Days of Thunder has focused new attention on an old sport that is undergoing rapid transformation. Once a passion solely for the male tank-top, tattoo and feed-cap set in the rural South, stock-car racing is now going nationwide and upscale. This year more than 3 million fans in 16 states from Florida to Michigan to California will attend 29 races staged by the National Association of Stock-Car Auto Racing. That is more spectators per event than is averaged by pro football and major league baseball combined. Nearly 40% of audience members are women, up from 25% eight years ago. Televised coverage of this year's Daytona 500, the biggest race of the nine-month circuit, drew a higher rating than the National Basketball Association play-offs.
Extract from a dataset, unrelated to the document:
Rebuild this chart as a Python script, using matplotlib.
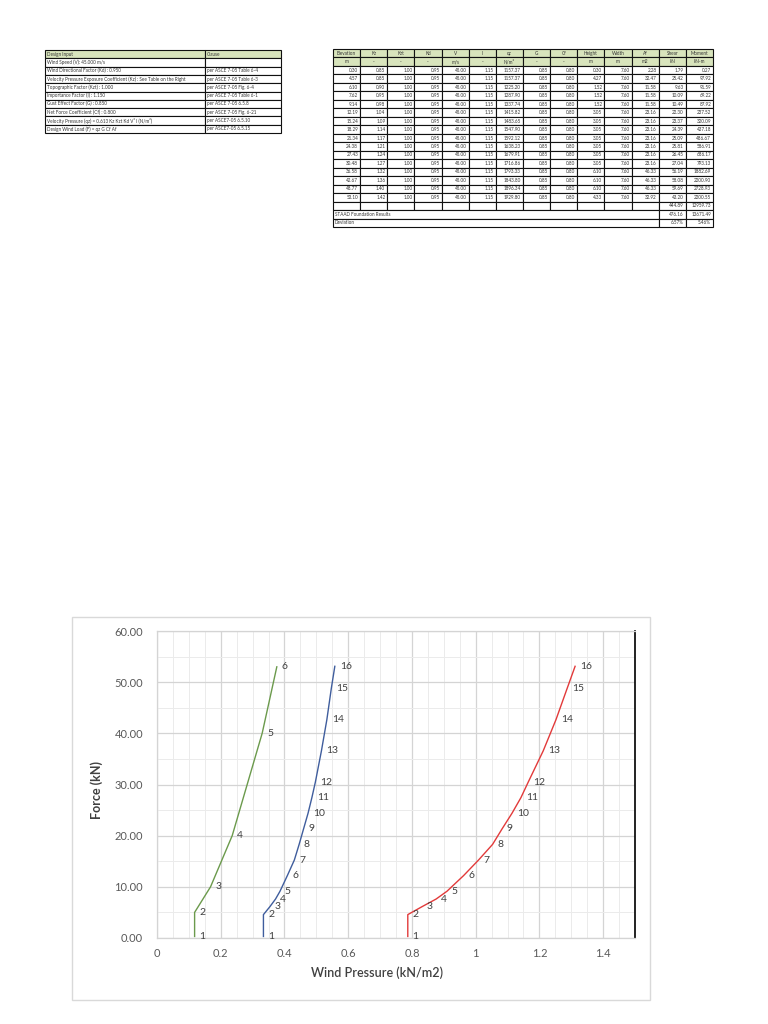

All of which is a long way from stock-car racing's roots in moonshining. During the 1930s and '40s, drivers running corn whisky from backwoods stills to thirsty customers needed their cars to be a little lighter and quicker than the sheriff's in order to remain in business. Bootleggers like the legendary Junior Johnson of Ronda, N.C., took to tearing out the radios, door handles, glass and backseats from "stock" cars (i.e., directly off showroom floors) and muscling up the engines in their own garages. Although Johnson had to take an enforced break from driving to serve a 10-month bootlegging sentence, his road skills won him 50 races on the NASCAR circuit. A cult developed around him and other cavalier drivers who flouted the law, pocketed good money, spit tobacco and always had great tales to tell.
But what was fascinating and colorful about stock-car racing also helped keep the sport provincial. "People used to think of stock-car driving as the kind of thing where you roll your cigarettes up in your sleeve and go out for a Saturday night bash-up," recalls Wallace, 33, whose fresh face suggests a fast-track Wall Street trainee rather than a fast-lane white knuckler. "The side of your car usually had something like JOE'S GARAGE on it."
Big advertisers were the first to notice the changing audience and begin pumping money into the sport. The $6 million aggregate winners' purse of a decade ago has ripened into a juicy $21 million. Racing teams now have 30 full-time employees and budgets of $2 million a year. Four drivers besides Wallace topped $1 million in earnings last year, a record. The profits have helped expand the circuit. A $30 million track has just opened in Loudon, N.H., and others are planned for Palm Springs, Calif., and Albuquerque. Improved engine technology and better drivers have pushed straightaway speeds over 210 m.p.h., making stock-car racing one of the most fast-moving and dangerous sports in the world. Daredevil driving aces like Wallace, Richard Petty and Dale Earnhardt think nothing of going bumper-to-bumper while hurtling down the speedway at upwards of three miles a minute.
Fans gladly pay anywhere from $3 to $63 for an afternoon of racing, which, as in the sport's earlier days, often entails lawn chairs, coolers and daylong family picnics on the track infield. "Going to a race is like going to a carnival," says Michael Daly, 24, a grocery bagger from Wakefield, Mass. "You can get passes to pit row before the start and meet the drivers and the crews. Try getting them to let you into the locker room at a football game." Karen Caywood, 34, a housewife in Mount Sterling, Ky., attends four to six races a year with her husband and daughter. "I don't come to see any bang-up crashes," she says. "I like the close racing and the battle of those guys trying to get around each other at 180 m.p.h. In baseball and football it's two teams against each other, but out here it's one driver against 40 others. And the cars look just like the ones people come to the track in." Well, yes. Sort of the way the spectators look just like Tom Cruise.